If that's your argument, the other side is true as well. BEFORE a piece enters the public domain, its existence is the purview of its creator, not the public. (Lucas clears that bar with the original Star Wars. And Sam and Max does too.)


Whether one can and whether one should are two different things, and Lucas's destruction of the original Star Wars is widely regarded as a travesty, regardless of whether he could. And one should recognize the reasons why it's a travesty, even if you're the creator. Ridley Scott does. George Lucas does not.


Again, I feel like you're telling me (as an ostensible creator) what I'm allowed to do or not do with my creation, and I'm gonna push back really hard on that. You do NOT have that right.

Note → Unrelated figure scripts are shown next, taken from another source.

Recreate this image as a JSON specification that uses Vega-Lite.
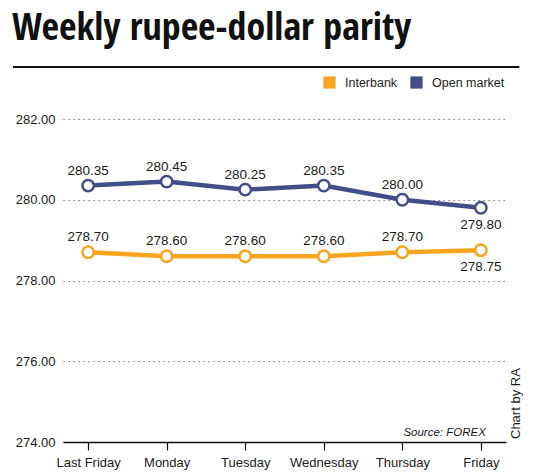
{
  "$schema": "https://vega.github.io/schema/vega-lite/v6.json",
  "padding": {"left": 11, "top": 9, "right": 5, "bottom": 3},
  "background": "white",
  "title": {
    "text": "Weekly rupee-dollar parity",
    "anchor": "start",
    "frame": "bounds",
    "font": "Open Sans Condensed, Roboto Condensed, DejaVu Sans Condensed, Arial Narrow, Liberation Sans",
    "fontSize": 38,
    "fontWeight": "bold",
    "color": "#111111",
    "offset": 18
  },
  "width": 443,
  "height": 323,
  "config": {
    "view": {"stroke": null},
    "font": "Liberation Sans",
    "axis": {"labelFont": "Liberation Sans", "labelColor": "#1a1a1a"}
  },
  "datasets": {
    "parity": [
      {"day": "Last Friday", "series": "Interbank", "rate": 278.70, "pos": "above"},
      {"day": "Monday", "series": "Interbank", "rate": 278.60, "pos": "above"},
      {"day": "Tuesday", "series": "Interbank", "rate": 278.60, "pos": "above"},
      {"day": "Wednesday", "series": "Interbank", "rate": 278.60, "pos": "above"},
      {"day": "Thursday", "series": "Interbank", "rate": 278.70, "pos": "above"},
      {"day": "Friday", "series": "Interbank", "rate": 278.75, "pos": "below"},
      {"day": "Last Friday", "series": "Open market", "rate": 280.35, "pos": "above"},
      {"day": "Monday", "series": "Open market", "rate": 280.45, "pos": "above"},
      {"day": "Tuesday", "series": "Open market", "rate": 280.25, "pos": "above"},
      {"day": "Wednesday", "series": "Open market", "rate": 280.35, "pos": "above"},
      {"day": "Thursday", "series": "Open market", "rate": 280.00, "pos": "above"},
      {"day": "Friday", "series": "Open market", "rate": 279.80, "pos": "below"}
    ]
  },
  "resolve": {"scale": {"x": "independent"}},
  "layer": [
    {
      "data": {"values": [{"from": -0.113, "to": 1.03, "level": 283.29}]},
      "mark": {"type": "rule", "color": "#111111", "strokeWidth": 2},
      "encoding": {
        "x": {"field": "from", "type": "quantitative", "scale": {"domain": [0, 1]}, "axis": null},
        "x2": {"field": "to"},
        "y": {"field": "level", "type": "quantitative"}
      }
    },
    {
      "data": {"name": "parity"},
      "encoding": {
        "x": {
          "field": "day", "type": "ordinal",
          "scale": {"type": "point", "padding": 0.32, "domain": ["Last Friday", "Monday", "Tuesday", "Wednesday", "Thursday", "Friday"]},
          "axis": {
            "title": null, "labelAngle": 0, "labelFontSize": 13, "labelPadding": 6,
            "domainColor": "#111111", "domainWidth": 1.5,
            "tickColor": "#111111", "tickSize": 8, "tickWidth": 1.2,
            "grid": false
          }
        },
        "y": {
          "field": "rate", "type": "quantitative",
          "scale": {"domain": [274, 282], "zero": false, "nice": false},
          "axis": {
            "title": null, "values": [274, 276, 278, 280, 282], "format": ".2f",
            "labelFontSize": 13, "labelPadding": 8,
            "domain": false, "ticks": false,
            "grid": true, "gridColor": "#555555", "gridDash": [1.2, 3.8], "gridWidth": 1
          }
        }
      },
      "layer": [
        {
          "mark": {"type": "line", "strokeWidth": 4.5},
          "encoding": {
            "color": {
              "field": "series", "type": "nominal",
              "scale": {"domain": ["Interbank", "Open market"], "range": ["#F7A51F", "#434D87"]},
              "legend": {
                "title": null, "orient": "none", "direction": "horizontal",
                "legendX": 260, "legendY": -43,
                "symbolType": "square", "symbolSize": 150, "symbolStrokeWidth": 0,
                "labelFontSize": 12.5, "labelColor": "#222222", "labelOffset": 9,
                "columnPadding": 12,
                "encode": {
                  "symbols": {"update": {"fill": {"scale": "color", "field": "value"}, "stroke": {"value": "transparent"}}}
                }
              }
            }
          }
        },
        {
          "mark": {"type": "point", "shape": "circle", "filled": true, "fill": "white", "size": 130, "strokeWidth": 2.5, "opacity": 1},
          "encoding": {
            "stroke": {
              "field": "series", "type": "nominal",
              "scale": {"domain": ["Interbank", "Open market"], "range": ["#F7A51F", "#434D87"]},
              "legend": null
            }
          }
        },
        {
          "transform": [{"filter": "datum.pos == 'above'"}],
          "mark": {"type": "text", "baseline": "bottom", "dy": -8, "fontSize": 13.5, "color": "#1a1a1a"},
          "encoding": {
            "text": {"field": "rate", "type": "quantitative", "format": ".2f"}
          }
        },
        {
          "transform": [{"filter": "datum.pos == 'below'"}],
          "mark": {"type": "text", "baseline": "top", "dy": 10, "fontSize": 13.5, "color": "#1a1a1a"},
          "encoding": {
            "text": {"field": "rate", "type": "quantitative", "format": ".2f"}
          }
        },
        {
          "data": {"values": [{"day": "Friday", "rate": 274, "note": "Source: FOREX"}]},
          "mark": {"type": "text", "align": "right", "baseline": "bottom", "dx": 5, "dy": -4, "fontSize": 11.5, "fontStyle": "italic", "color": "#1a1a1a"},
          "encoding": {
            "text": {"field": "note"}
          }
        },
        {
          "data": {"values": [{"day": "Friday", "rate": 274, "note": "Chart by RA"}]},
          "mark": {"type": "text", "angle": 270, "align": "left", "baseline": "middle", "dx": 3, "dy": 35, "fontSize": 13, "color": "#1a1a1a"},
          "encoding": {
            "text": {"field": "note"}
          }
        }
      ]
    }
  ]
}
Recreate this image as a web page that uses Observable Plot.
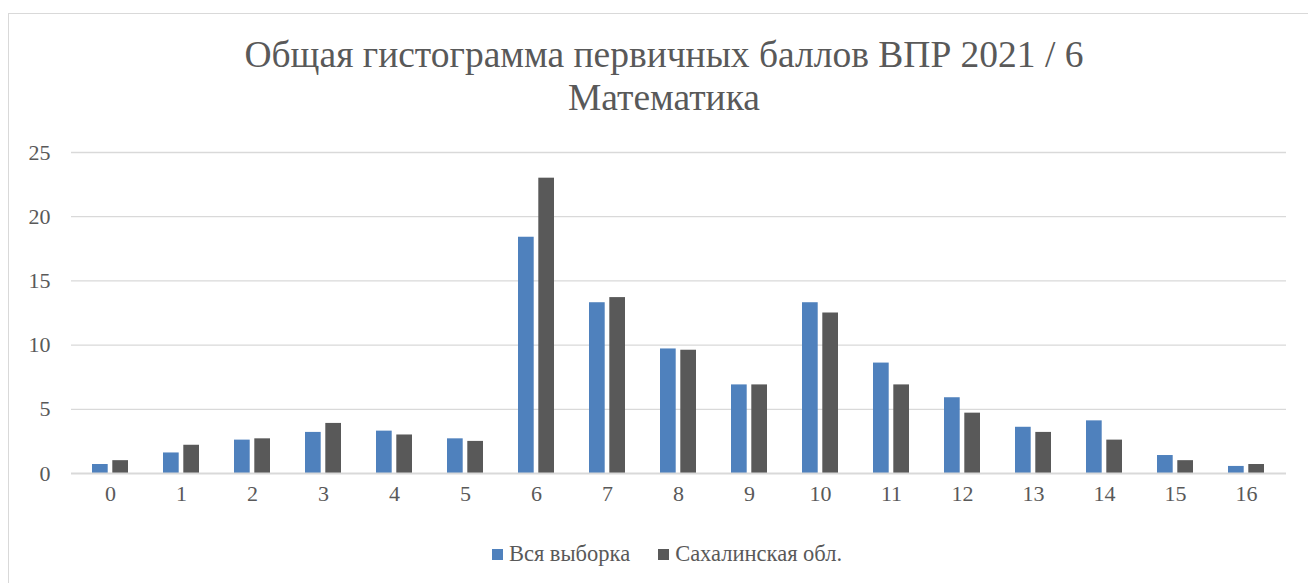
<!DOCTYPE html>
<html>
<head>
<meta charset="utf-8">
<script src="https://cdn.jsdelivr.net/npm/d3@7"></script>
<script src="https://cdn.jsdelivr.net/npm/@observablehq/plot@0.6"></script>
<style>
  html, body { margin: 0; padding: 0; background: #fff; overflow: hidden; }
  body { width: 1308px; height: 583px; position: relative; color: #595959; font-family: 'Liberation Serif', serif; }
  #frame { position: absolute; left: 8px; top: 13px; width: 1320px; height: 600px; border: 1px solid #d9d9d9; box-sizing: border-box; }
  #title { position: absolute; left: 0; width: 1328px; top: 33px; text-align: center; font-size: 37.5px; line-height: 43px; color: #595959; }
  #chart { position: absolute; left: 0; top: 130px; }
  #legend { position: absolute; top: 541px; left: 0; width: 1334px; text-align: center; font-size: 22.5px; color: #595959; }
  .item { display: inline-block; margin: 0 14px; }
  .sw { display: inline-block; width: 11px; height: 11px; margin-right: 6px; vertical-align: 1px; }
</style>
</head>
<body>
<div id="frame"></div>
<div id="title">Общая гистограмма первичных баллов ВПР 2021 / 6<br>Математика</div>
<div id="chart"></div>
<div id="legend"></div>
<script>
const scores = ["0","1","2","3","4","5","6","7","8","9","10","11","12","13","14","15","16"];
const allSample = [0.7, 1.6, 2.6, 3.2, 3.3, 2.7, 18.4, 13.3, 9.7, 6.9, 13.3, 8.6, 5.9, 3.6, 4.1, 1.4, 0.55];
const sakhalin = [1.0, 2.2, 2.7, 3.9, 3.0, 2.5, 23.0, 13.7, 9.6, 6.9, 12.5, 6.9, 4.7, 3.2, 2.6, 1.0, 0.7];
const seriesNames = ["Вся выборка", "Сахалинская обл."];
const seriesColors = ["#4f81bd", "#595959"];
const yTicks = [0, 5, 10, 15, 20, 25];

const dataA = scores.map((s, i) => ({score: s, value: allSample[i]}));
const dataB = scores.map((s, i) => ({score: s, value: sakhalin[i]}));

const chart = Plot.plot({
  width: 1308,
  height: 393,
  marginLeft: 71,
  marginRight: 22,
  marginTop: 22,
  marginBottom: 50,
  style: {fontFamily: "'Liberation Serif', serif", fontSize: "22px", color: "#595959", background: "transparent"},
  x: {domain: scores, paddingInner: 0.488, paddingOuter: 0.244, label: null, tickSize: 0, tickPadding: 12},
  y: {domain: [0, 25], ticks: yTicks, label: null, tickSize: 0, tickPadding: 21},
  marks: [
    Plot.ruleY(yTicks.filter(d => d > 0), {stroke: "#d9d9d9", strokeWidth: 1.3}),
    Plot.barY(dataA, {x: "score", y: "value", fill: seriesColors[0], insetRight: 20.3}),
    Plot.barY(dataB, {x: "score", y: "value", fill: seriesColors[1], insetLeft: 20.3}),
    Plot.ruleY([0], {stroke: "#d9d9d9", strokeWidth: 2})
  ]
});
document.getElementById("chart").appendChild(chart);

const legend = document.getElementById("legend");
seriesNames.forEach((name, i) => {
  const item = document.createElement("span");
  item.className = "item";
  const sw = document.createElement("span");
  sw.className = "sw";
  sw.style.background = seriesColors[i];
  item.appendChild(sw);
  item.appendChild(document.createTextNode(name));
  legend.appendChild(item);
});
</script>
</body>
</html>
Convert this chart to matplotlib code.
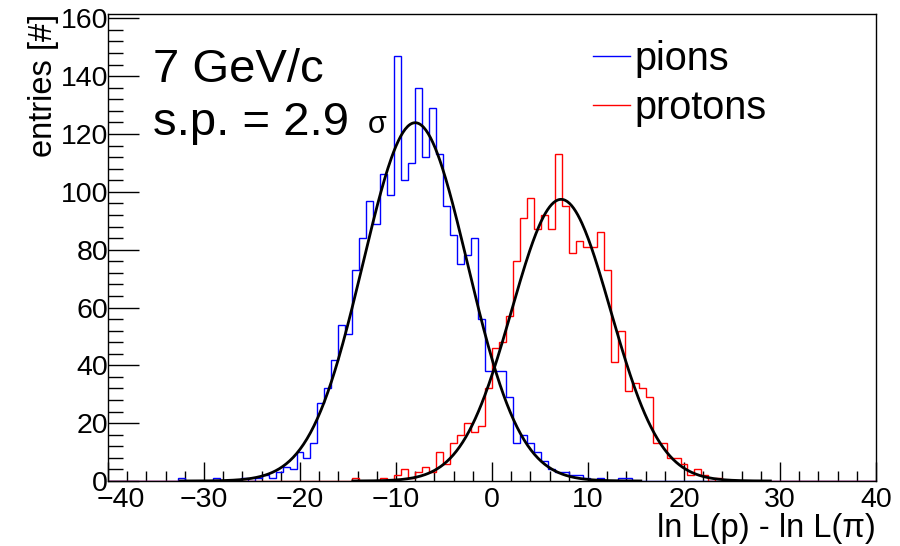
import numpy as np
import matplotlib
matplotlib.use("Agg")
import matplotlib.pyplot as plt
from matplotlib.ticker import MultipleLocator
from matplotlib.transforms import ScaledTranslation

plt.rcParams["font.family"] = ["Liberation Sans", "DejaVu Sans"]

# Histogram: 110 bins over [-40, 40]
x_min, x_max, n_bins = -40, 40, 110

pions = [
    0, 0, 0, 0, 0, 0, 0, 0, 0, 0,
    1, 0, 0, 0, 0, 1, 0, 0, 0, 1,
    0, 1, 2, 1, 3, 5, 4, 10, 8, 13,
    27, 32, 42, 54, 51, 73, 84, 97, 89, 106,
    99, 147, 104, 110, 136, 112, 129, 113, 95, 85,
    75, 78, 84, 56, 38, 38, 38, 29, 13, 16,
    13, 10, 7, 4, 3, 3, 2, 2, 1, 0,
    1, 0, 0, 1, 1, 0, 0, 0, 0, 0,
    0, 0, 0, 0, 0, 0, 0, 0, 0, 0,
    0, 0, 0, 0, 0, 0, 0, 0, 0, 0,
    0, 0, 0, 0, 0, 0, 0, 0, 0, 0,
]

protons = [
    0, 0, 0, 0, 0, 0, 0, 0, 0, 0,
    0, 0, 0, 0, 0, 0, 0, 0, 0, 0,
    0, 0, 0, 0, 0, 0, 0, 0, 0, 0,
    0, 0, 0, 0, 0, 1, 0, 0, 0, 1,
    0, 2, 4, 1, 3, 5, 3, 10, 6, 13,
    16, 20, 17, 19, 32, 46, 48, 57, 76, 91,
    98, 87, 92, 87, 113, 95, 79, 83, 81, 81,
    86, 73, 41, 52, 31, 34, 32, 29, 13, 13,
    8, 8, 6, 2, 4, 2, 0, 1, 0, 0,
    0, 0, 0, 0, 0, 0, 0, 0, 0, 0,
    0, 0, 0, 0, 0, 0, 0, 0, 0, 0,
]

# Gaussian fit parameters (constant, mean, sigma) and fit ranges
pion_fit = (123.9, -8.0, 5.45)
pion_range = (-32.5, 15.5)
proton_fit = (97.4, 7.2, 5.15)
proton_range = (-14.5, 29.0)


def gauss(x, const, mean, sigma):
    return const * np.exp(-0.5 * ((x - mean) / sigma) ** 2)


def main() -> None:
    edges = np.linspace(x_min, x_max, n_bins + 1)

    fig = plt.figure(figsize=(9, 5.46), dpi=100)
    ax = fig.add_axes([108 / 900, 1 - 481 / 546, 768 / 900, 467 / 546])

    ax.stairs(pions, edges, color="#0000ff", lw=1.0, label="pions", zorder=2)
    ax.stairs(protons, edges, color="#ff0000", lw=1.0, label="protons", zorder=2)

    # Fit curves
    for (c, m, s), (lo, hi) in ((pion_fit, pion_range), (proton_fit, proton_range)):
        xs = np.linspace(lo, hi, 400)
        ax.plot(xs, gauss(xs, c, m, s), color="black", lw=2.0, zorder=3)

    ax.set_xlim(x_min, x_max)
    ax.set_ylim(0, 161.5)

    ax.xaxis.set_major_locator(MultipleLocator(10))
    ax.xaxis.set_minor_locator(MultipleLocator(2))
    ax.yaxis.set_major_locator(MultipleLocator(20))
    ax.yaxis.set_minor_locator(MultipleLocator(4))
    ax.tick_params(axis="x", which="major", direction="in", length=14, width=1,
                   labelsize=20.5, pad=4)
    ax.tick_params(axis="x", which="minor", direction="in", length=7, width=1)
    ax.tick_params(axis="y", which="major", direction="in", length=22, width=1,
                   labelsize=20.5, pad=0)
    ax.tick_params(axis="y", which="minor", direction="in", length=11, width=1)
    for sp in ax.spines.values():
        sp.set_linewidth(1.0)

    # ROOT pushes the first x label off the corner
    locs = list(ax.xaxis.get_majorticklocs())
    ticks = ax.xaxis.get_major_ticks(len(locs))
    first = ticks[locs.index(x_min)].label1
    first.set_transform(first.get_transform()
                        + ScaledTranslation(9 / 72, 0, fig.dpi_scale_trans))

    ax.set_ylabel("entries [#]", fontsize=23.5, loc="top", labelpad=1)
    ax.set_xlabel("ln L(p) - ln L(\u03c0)", fontsize=23.5, loc="right", labelpad=0)

    # Annotations
    ax.text(0.058, 0.854, "7 GeV/c", transform=ax.transAxes, fontsize=34,
            va="baseline", ha="left")
    ax.text(0.058, 0.741, "s.p. = 2.9", transform=ax.transAxes, fontsize=34,
            va="baseline", ha="left")
    ax.text(0.338, 0.745, "\u03c3", transform=ax.transAxes, fontsize=22,
            va="baseline", ha="left")

    leg = ax.legend(loc="upper left", bbox_to_anchor=(0.631, 0.944), frameon=False,
                    fontsize=28.5, handlelength=0.95, handletextpad=0.12,
                    labelspacing=0.27, borderpad=0.0, borderaxespad=0.0)
    for line in leg.get_lines():
        line.set_linewidth(1.0)

    fig.savefig("out.png", dpi=100)


if __name__ == "__main__":
    main()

I'm sorry you feel that way, but it's not what I'm telling you. BTW, I do have the right to tell you what's allowed, but because I'm not a copyright attorney, I'd probably be wrong.


You can be unhappy with what I do - I was as unhappy as you were with what Lucas did to the original trilogy. But you STILL don't have the right to say he can't do it.

Fortunately, I never said he can't do it. (Let's not confuse it by saying what I have to right to say. I have the right to say George Lucas can't do a lot of things, but my words have no legal authority.)


I'm not sure the rest of the argument matters to me. Yes, I understand the difference between what I'm allowed to do, and what society thinks I SHOULD do, and I understand that in many cases, I choose to do what society wants me to do, even though I'm ALLOWED to do something else, because I live in that society, and their opinion matters to me. But that's 100% completely separate from you being able to TELL me what to do, if the accepted (legal) rules differ from your desire. I get that you're arguing the 'should' and I'm arguing the 'can' - but that's not going to change.

I agree with you about the can. If you get that I'm arguing the should, what is the issue? I haven't said anything against artist's legal rights to their work. I haven't said that an artist has to do anything simply because it's what I think I they should do. Cody's post was about how what devs choose to do with their work makes preservation of original versions more difficult (in the case of video games), and I agree with him. Society actually seems to take the other view, so I don't understand your rhetoric around what you assume is my presumptuous authority. I've shared my opinions, not royal edicts.